Strategy ideas to maximize impact
- Use savings to expand scope: If cash flow is tight, the projected tax savings during the abatement window can support a slightly larger project that addresses more deferred maintenance.
- Present a cash‑flow model to your lender: A clear projection that shows lower near‑term taxes can help lenders understand your plan.
- Phase work thoughtfully: If there is a minimum investment, consider packaging projects into one permitted scope to meet the threshold.
- Think about resale: Renovations plus temporary tax relief can make your home more attractive while you own it. Buyers will eventually pay taxes on the full value, so be clear and transparent if you sell.
Step‑by‑step next actions in Henrico
- Contact Henrico County’s Assessor, Community Revitalization, or Finance office to request the latest Reinvest or rehabilitation abatement rules, application form, and documentation checklist.
- Confirm whether pre‑approval is required before you start work.
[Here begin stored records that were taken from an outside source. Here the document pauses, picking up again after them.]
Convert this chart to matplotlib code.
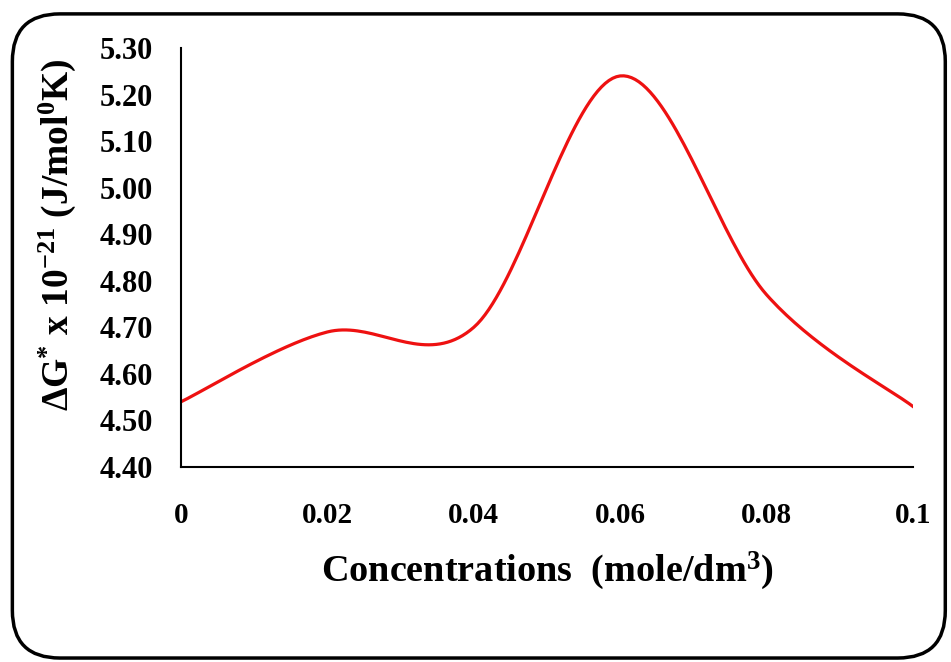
import numpy as np
import matplotlib
matplotlib.use('Agg')
import matplotlib.pyplot as plt
from matplotlib.patches import FancyBboxPatch

conc = [0.0, 0.02, 0.04, 0.06, 0.08, 0.1]
dg = [4.54, 4.69, 4.70, 5.24, 4.77, 4.53]
yticks = [4.40, 4.50, 4.60, 4.70, 4.80, 4.90, 5.00, 5.10, 5.20, 5.30]
xticks = [0, 0.02, 0.04, 0.06, 0.08, 0.1]
xticklabels = ['0', '0.02', '0.04', '0.06', '0.08', '0.1']

plt.rcParams['font.family'] = 'Liberation Serif'
plt.rcParams['font.weight'] = 'bold'
plt.rcParams['mathtext.fontset'] = 'custom'
plt.rcParams['mathtext.rm'] = 'Liberation Serif:bold'
plt.rcParams['mathtext.it'] = 'Liberation Serif:bold'
plt.rcParams['mathtext.bf'] = 'Liberation Serif:bold'


def smooth(xs, ys, n=40):
    # excel-like smoothed line (catmull-rom in x and y)
    p = np.column_stack([xs, ys]).astype(float)
    sx = (xs[-1] - xs[0])
    sy = (max(ys) - min(ys))
    p[:, 0] /= sx
    p[:, 1] /= sy
    ext = np.vstack([p[0], p, p[-1]])
    out = []
    for i in range(1, len(ext) - 2):
        p0, p1, p2, p3 = ext[i - 1], ext[i], ext[i + 1], ext[i + 2]
        m1 = (p2 - p0) / 2
        m2 = (p3 - p1) / 2
        t = np.linspace(0, 1, n)[:, None]
        h00 = 2 * t**3 - 3 * t**2 + 1
        h10 = t**3 - 2 * t**2 + t
        h01 = -2 * t**3 + 3 * t**2
        h11 = t**3 - t**2
        out.append(h00 * p1 + h10 * m1 + h01 * p2 + h11 * m2)
    c = np.vstack(out)
    return c[:, 0] * sx, c[:, 1] * sy


fig = plt.figure(figsize=(9.51, 6.62), dpi=100)
border = FancyBboxPatch((0.013, 0.006), 0.981, 0.973, boxstyle='round,pad=0,rounding_size=0.05',
                        transform=fig.transFigure, fill=False, edgecolor='black', linewidth=2.5,
                        mutation_aspect=951 / 662)
fig.patches.append(border)

ax = fig.add_axes([0.1903, 0.2946, 0.7697, 0.6329])
sx, sy = smooth(conc, dg)
ax.plot(sx, sy, color='#ee1111', linewidth=2.3)
ax.set_xlim(0, 0.1)
ax.set_ylim(4.40, 5.30)
ax.set_xticks(xticks)
ax.set_xticklabels(xticklabels)
ax.set_yticks(yticks)
ax.set_yticklabels(['%.2f' % v for v in yticks])
ax.tick_params(length=0)
ax.tick_params(axis='x', pad=25, labelsize=21)
ax.tick_params(axis='y', pad=20, labelsize=22)
for s in ['top', 'right']:
    ax.spines[s].set_visible(False)
for s in ['left', 'bottom']:
    ax.spines[s].set_linewidth(1.5)

ax.set_xlabel('Concentrations  (mole/dm$^{3}$)', fontsize=27.5, fontweight='bold')
ax.set_ylabel(r'$\Delta$G$^{*}$ x 10$^{-21}$ (J/mol$^{0}$K)', fontsize=27, fontweight='bold')
ax.xaxis.set_label_coords(0.5, -0.197)
ax.yaxis.set_label_coords(-0.14, 0.555)

fig.savefig('out.png', dpi=100)
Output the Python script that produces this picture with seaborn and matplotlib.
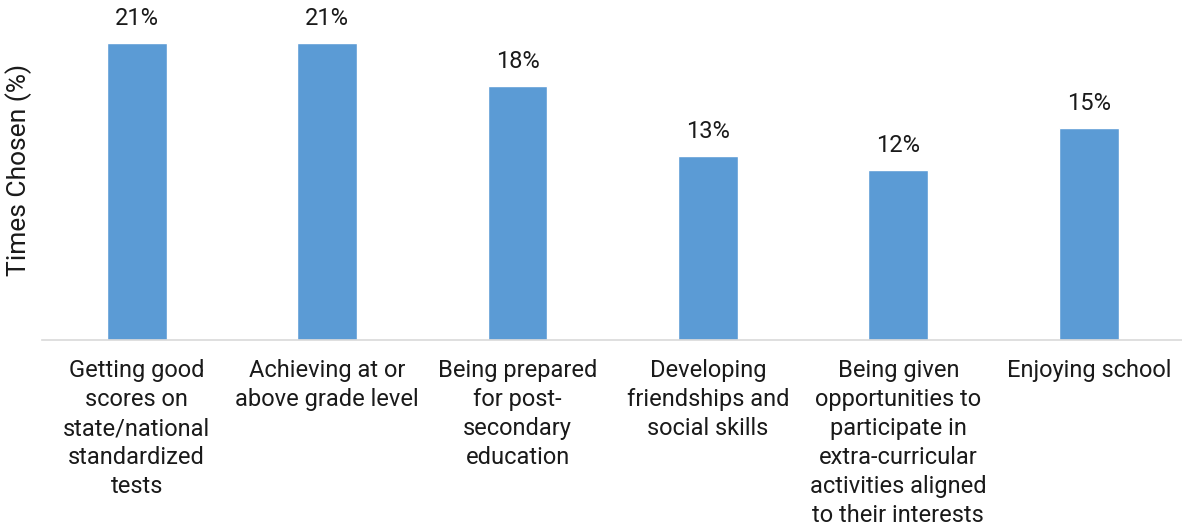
import matplotlib
matplotlib.use("Agg")
import matplotlib.pyplot as plt
import seaborn as sns
import pandas as pd

categories = [
    "Getting good\nscores on\nstate/national\nstandardized\ntests",
    "Achieving at or\nabove grade level",
    "Being prepared\nfor post-\nsecondary\neducation",
    "Developing\nfriendships and\nsocial skills",
    "Being given\nopportunities to\nparticipate in\nextra-curricular\nactivities aligned\nto their interests",
    "Enjoying school",
]
values = [21, 21, 18, 13, 12, 15]

df = pd.DataFrame({"category": categories, "value": values})

sns.set_theme(style="white")
plt.rcParams["font.family"] = ["Roboto", "DejaVu Sans"]

W, H = 1182, 527
fig = plt.figure(figsize=(W / 100, H / 100), dpi=100)
left_px, base_px = 41.5, 340
ax = fig.add_axes([left_px / W, (H - base_px) / H, (W - left_px) / W, base_px / H])

sns.barplot(data=df, x="category", y="value", color="#5B9BD5", width=0.315,
            saturation=1, ax=ax)

ax.set_xlim(-0.5, 5.49)
ax.set_ylim(0, 24.06)

text_color = "#1a1a1a"
for patch, v in zip(ax.patches, values):
    ax.annotate(f"{v}%", (patch.get_x() + patch.get_width() / 2, v),
                xytext=(0, 18), textcoords="offset pixels",
                ha="center", va="baseline", fontsize=17, color=text_color)

for s in ["top", "right", "left"]:
    ax.spines[s].set_visible(False)
ax.spines["bottom"].set_color("#D9D9D9")
ax.spines["bottom"].set_linewidth(1.2)

ax.set_yticks([])
ax.set_xlabel("")
ax.set_ylabel("Times Chosen (%)", fontsize=19, color=text_color, labelpad=7)
ax.tick_params(axis="x", length=0, pad=14, labelsize=17, labelcolor=text_color)
for lbl in ax.get_xticklabels():
    lbl.set_linespacing(1.33)
    lbl.set_ha("center")

fig.savefig("out.png", dpi=100)
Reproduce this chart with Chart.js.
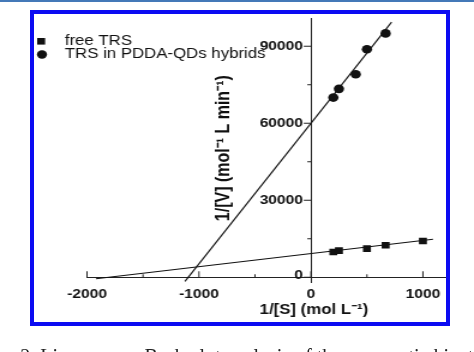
<!DOCTYPE html>
<html>
<head>
<meta charset="utf-8">
<script src="https://cdn.jsdelivr.net/npm/chart.js@4.4.1/dist/chart.umd.min.js"></script>
<style>
  html, body { margin: 0; padding: 0; background: #fff; }
  body { width: 474px; height: 352px; position: relative; overflow: hidden; }
  #topline { position: absolute; left: 0; top: 0; width: 474px; height: 2px; background: #4479b8; }
  #wrap { position: absolute; left: 0; top: 0; width: 395px; height: 352px; transform: scaleX(1.2); transform-origin: 0 0; }
  #frame { position: absolute; left: 30px; top: 10px; width: 412px; height: 308px; border: 4px solid #0b0bf2; }
  #caption { position: absolute; left: -37px; top: 346px; white-space: nowrap; font: 20px "Liberation Serif", serif; line-height: 20px; color: #222; }
</style>
</head>
<body>
<div id="topline"></div>
<div id="wrap"><canvas id="myChart" width="395" height="352"></canvas></div>
<div id="frame"></div>
<div id="caption">Figure 2. Lineweaver–Burk plot analysis of the enzymatic kinetics of free TRS and TRS in PDDA-QDs hybrids.</div>
<script>
// 1/[S] and 1/[V]
const freeX = [200, 250, 500, 667, 1000];
const freeY = [9860, 10400, 11180, 12470, 14140];
const hybX = [200, 250, 400, 500, 667];
const hybY = [70000, 73400, 79100, 88800, 95000];

// fitted lines (end points)
const freeFitX = [-1920, 1090];
const freeFitY = [-600, 14825];
const hybFitX = [-1125, 720];
const hybFitY = [-1600, 99400];

const seriesNames = ['free TRS', 'TRS in PDDA-QDs hybrids'];
const xTicks = [-2000, -1000, 0, 1000];
const xMinor = [-1500, -500, 500];
const yTicks = [0, 30000, 60000, 90000];
const yMinor = [15000, 45000, 75000];
const xTitle = '1/[S] (mol L⁻¹)';
const yTitle = '1/[V] (mol⁻¹ L min⁻¹)';

function pts(xs, ys) {
  return xs.map((x, i) => ({ x: x, y: ys[i] }));
}

const tickFont = { family: 'Liberation Sans', size: 13, weight: 'bold' };

// tick marks (major + minor), y tick labels, axis titles and the legend
const extras = {
  id: 'extras',
  afterDraw(chart) {
    const ctx = chart.ctx;
    const xs = chart.scales.x, ys = chart.scales.y;
    const axisY = ys.getPixelForValue(0);
    const axisX = xs.getPixelForValue(0);
    const area = chart.chartArea;
    ctx.save();
    ctx.strokeStyle = '#222';
    ctx.lineWidth = 1;
    ctx.beginPath();
    xTicks.forEach(v => { const p = xs.getPixelForValue(v); ctx.moveTo(p, axisY); ctx.lineTo(p, axisY - 6); });
    xMinor.forEach(v => { const p = xs.getPixelForValue(v); ctx.moveTo(p, axisY); ctx.lineTo(p, axisY - 3); });
    yTicks.forEach(v => { const p = ys.getPixelForValue(v); ctx.moveTo(axisX, p); ctx.lineTo(axisX - 6, p); });
    yMinor.forEach(v => { const p = ys.getPixelForValue(v); ctx.moveTo(axisX, p); ctx.lineTo(axisX - 3, p); });
    ctx.stroke();

    ctx.fillStyle = '#111';
    // y tick labels
    ctx.font = 'bold 13px "Liberation Sans"';
    ctx.textAlign = 'right';
    ctx.textBaseline = 'middle';
    yTicks.forEach(v => ctx.fillText(String(v), axisX - 6.6, ys.getPixelForValue(v) - (v === 0 ? 2 : 0)));

    // x axis title
    ctx.font = 'bold 14px "Liberation Sans"';
    ctx.textAlign = 'center';
    ctx.fillText(xTitle, axisX + 2.5, 310);

    // y axis title, reading bottom to top
    ctx.save();
    ctx.translate(axisX - 73, (area.top + area.bottom) / 2 - 2);
    ctx.rotate(-Math.PI / 2);
    ctx.font = 'bold 16px "Liberation Sans"';
    ctx.fillText(yTitle, 0, 0);
    ctx.restore();

    // legend
    ctx.fillRect(31, 38, 6.6, 6.6);
    ctx.beginPath();
    ctx.arc(35, 54.5, 4.2, 0, Math.PI * 2);
    ctx.fill();
    ctx.font = '14px "Liberation Sans"';
    ctx.textAlign = 'left';
    ctx.fillText(seriesNames[0], 54, 41);
    ctx.fillText(seriesNames[1], 54, 54.5);
    ctx.restore();
  }
};

const data = {
  datasets: [
    {
      label: 'free fit',
      data: pts(freeFitX, freeFitY),
      showLine: true,
      borderColor: '#111',
      borderWidth: 1.1,
      pointRadius: 0,
      order: 3
    },
    {
      label: 'hybrid fit',
      data: pts(hybFitX, hybFitY),
      showLine: true,
      borderColor: '#111',
      borderWidth: 1.1,
      pointRadius: 0,
      order: 3
    },
    {
      label: seriesNames[0],
      data: pts(freeX, freeY),
      pointStyle: 'rect',
      pointRadius: 4.7,
      backgroundColor: '#111',
      borderColor: '#111',
      borderWidth: 0,
      order: 1
    },
    {
      label: seriesNames[1],
      data: pts(hybX, hybY),
      pointStyle: 'circle',
      pointRadius: 4.3,
      backgroundColor: '#111',
      borderColor: '#111',
      borderWidth: 0,
      order: 1
    }
  ]
};

const config = {
  type: 'scatter',
  data: data,
  options: {
    responsive: false,
    animation: false,
    layout: { padding: { left: 72.5, right: 22.5, top: 18, bottom: 69.6 } },
    plugins: {
      legend: { display: false },
      tooltip: { enabled: false }
    },
    scales: {
      x: {
        type: 'linear',
        position: { y: 0 },
        min: -2000,
        max: 1215,
        afterBuildTicks: scale => { scale.ticks = xTicks.map(v => ({ value: v })); },
        grid: { display: false, drawTicks: false, tickLength: 0 },
        border: { display: true, color: '#222', width: 1 },
        ticks: {
          padding: 9,
          color: '#111',
          font: tickFont,
          maxRotation: 0,
          autoSkip: false,
          callback: v => String(v)
        }
      },
      y: {
        type: 'linear',
        position: { x: 0 },
        min: -2000,
        max: 101000,
        afterBuildTicks: scale => { scale.ticks = yTicks.map(v => ({ value: v })); },
        grid: { display: false, drawTicks: false, tickLength: 0 },
        border: { display: true, color: '#222', width: 1 },
        ticks: { display: false }
      }
    }
  },
  plugins: [extras]
};

var myChart = new Chart(document.getElementById('myChart'), config);
</script>
</body>
</html>
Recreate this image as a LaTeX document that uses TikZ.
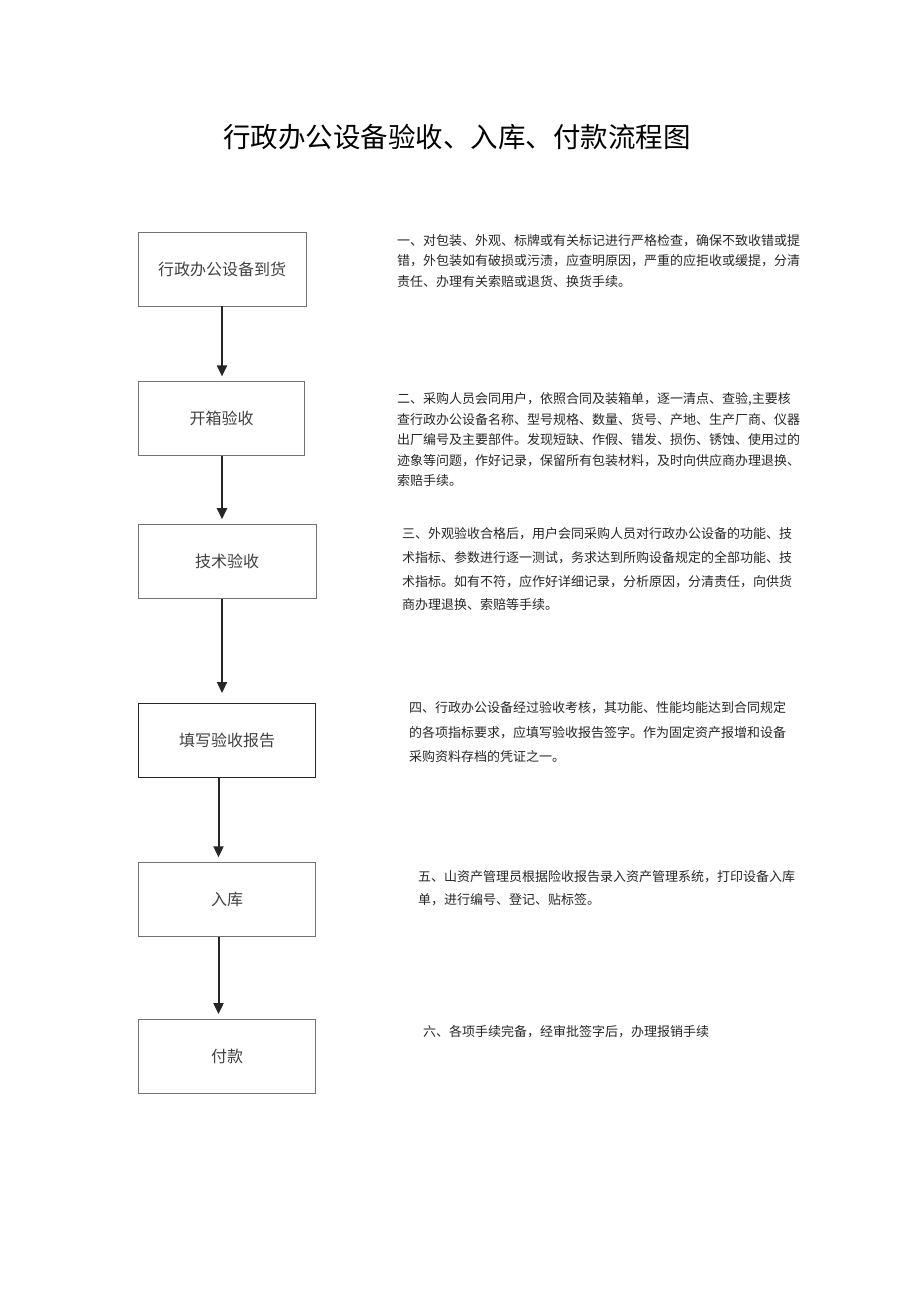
\documentclass[tikz,border=0pt]{standalone}
\usepackage{fontspec}
\setmainfont{Noto Sans CJK SC}
\usetikzlibrary{arrows.meta,positioning}

\begin{document}
\begin{tikzpicture}[
    stepbox/.style={rectangle, draw=black!55, line width=0.8pt, text=black!75,
        font=\fontsize{16pt}{18pt}\selectfont, minimum width=177pt, minimum height=74pt, inner sep=0pt},
    note/.style={anchor=north west, align=left, inner sep=0pt, text=black!85},
    arrow/.style={-{Triangle[width=10pt,length=11pt]}, line width=2pt, black!85}
]
\useasboundingbox (0,0) rectangle (920pt,-1301pt);

% title
\node[font=\fontsize{27.5pt}{30pt}\selectfont] (title) at (457pt,-137pt) {行政办公设备验收、入库、付款流程图};

% flow boxes
\node[stepbox, minimum width=168pt] (arrive) at (222pt,-269pt) {行政办公设备到货};
\node[stepbox, minimum width=166pt, below=75pt of arrive, xshift=-0.5pt] (unpack) {开箱验收};
\node[stepbox, minimum width=178pt, below=68pt of unpack, xshift=5.5pt] (tech) {技术验收};
\node[stepbox, draw=black!85, line width=1.3pt, below=104pt of tech] (report) {填写验收报告};
\node[stepbox, below=84pt of report] (store) {入库};
\node[stepbox, below=82pt of store] (pay) {付款};

\draw[arrow] (arrive.south) -- ([yshift=5pt]unpack.north -| arrive.south);
\draw[arrow] (arrive.south |- unpack.south) -- ([yshift=5pt]tech.north -| arrive.south);
\draw[arrow] (arrive.south |- tech.south) -- ([yshift=10pt]report.north -| arrive.south);
\draw[arrow] ([xshift=-8.5pt]report.south) -- ([xshift=-8.5pt,yshift=5pt]store.north);
\draw[arrow] ([xshift=-8.5pt]store.south) -- ([xshift=-8.5pt,yshift=5pt]pay.north);

% notes
\node[note, font=\fontsize{13pt}{20.5pt}\selectfont] (note1) at (397pt,-234pt)
    {一、对包装、外观、标牌或有关标记进行严格检查，确保不致收错或提\\
     错，外包装如有破损或污渍，应查明原因，严重的应拒收或缓提，分清\\
     责任、办理有关索赔或退货、换货手续。};
\node[note, font=\fontsize{13pt}{20.5pt}\selectfont] (note2) at (397pt,-392.5pt)
    {二、采购人员会同用户，依照合同及装箱单，逐一清点、查验,主要核\\
     查行政办公设备名称、型号规格、数量、货号、产地、生产厂商、仪器\\
     出厂编号及主要部件。发现短缺、作假、错发、损伤、锈蚀、使用过的\\
     迹象等问题，作好记录，保留所有包装材料，及时向供应商办理退换、\\
     索赔手续。};
\node[note, font=\fontsize{13pt}{23.7pt}\selectfont] (note3) at (402pt,-527.5pt)
    {三、外观验收合格后，用户会同采购人员对行政办公设备的功能、技\\
     术指标、参数进行逐一测试，务求达到所购设备规定的全部功能、技\\
     术指标。如有不符，应作好详细记录，分析原因，分清责任，向供货\\
     商办理退换、索赔等手续。};
\node[note, font=\fontsize{13pt}{24.5pt}\selectfont] (note4) at (409pt,-701.5pt)
    {四、行政办公设备经过验收考核，其功能、性能均能达到合同规定\\
     的各项指标要求，应填写验收报告签字。作为固定资产报增和设备\\
     采购资料存档的凭证之一。};
\node[note, font=\fontsize{13pt}{23pt}\selectfont] (note5) at (418pt,-870.5pt)
    {五、山资产管理员根据险收报告录入资产管理系统，打印设备入库\\
     单，进行编号、登记、贴标签。};
\node[note, font=\fontsize{13pt}{20pt}\selectfont] (note6) at (423pt,-1025.5pt)
    {六、各项手续完备，经审批签字后，办理报销手续};
\end{tikzpicture}
\end{document}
If yes, complete that step first.
- Get contractor bids, clarify which items will be permitted, and set a realistic timeline.
- Pull your current assessment and tax rate. Estimate your post‑renovation value.
- Build a simple planning spreadsheet that shows incremental assessment, the tax increase without abatement, the abatement percentage and duration, your loan payment schedule, and the month your abatement would begin and end.
- Review your plan with your lender and a tax advisor. Confirm how the abatement will be considered in underwriting and whether it affects any filings.
- Apply for the abatement per Henrico’s instructions and track permits, inspections, and final closeout.
If you want a second set of eyes on your renovation plan, local comps, or the potential resale impact, reach out. With deep experience across Henrico and the broader Richmond market, I can help you pressure‑test numbers, connect with local pros, and keep your real estate goals front and center.
Ready to explore smart renovation moves or evaluate ROI before you swing a hammer? Get in touch with Dan Tulli for a local walkthrough of your options and a free home valuation.
FAQs
How does Henrico’s renovation abatement reduce my taxes?
- Most programs reduce or freeze the property taxes tied to the value added by your improvements for a set number of years, which lowers near‑term carrying costs. Confirm Henrico’s current terms.
What kinds of projects usually qualify for abatement?
- Permitted improvements that add value typically qualify, while routine maintenance or purely cosmetic work may not. Always verify eligible scopes with the county.
Do I need pre‑approval before starting my remodel?
- Some programs require pre‑approval or an application before work begins. Ask Henrico’s administering office about current timing rules.
Will the abatement help me qualify for a bigger loan?
- Lenders may consider lower projected taxes in expenses, but they do not treat abatement as income. Underwriting still focuses on your income, credit, and value.
What happens when the abatement period ends?
- Your tax bill steps up to reflect the full assessed value unless another exemption applies. Plan for the increase and align it with your loan horizon.
Can I transfer the abatement if I sell during the term?
- Some programs have transfer rules or reporting requirements. Ask Henrico whether benefits transfer to a buyer and what disclosures are required.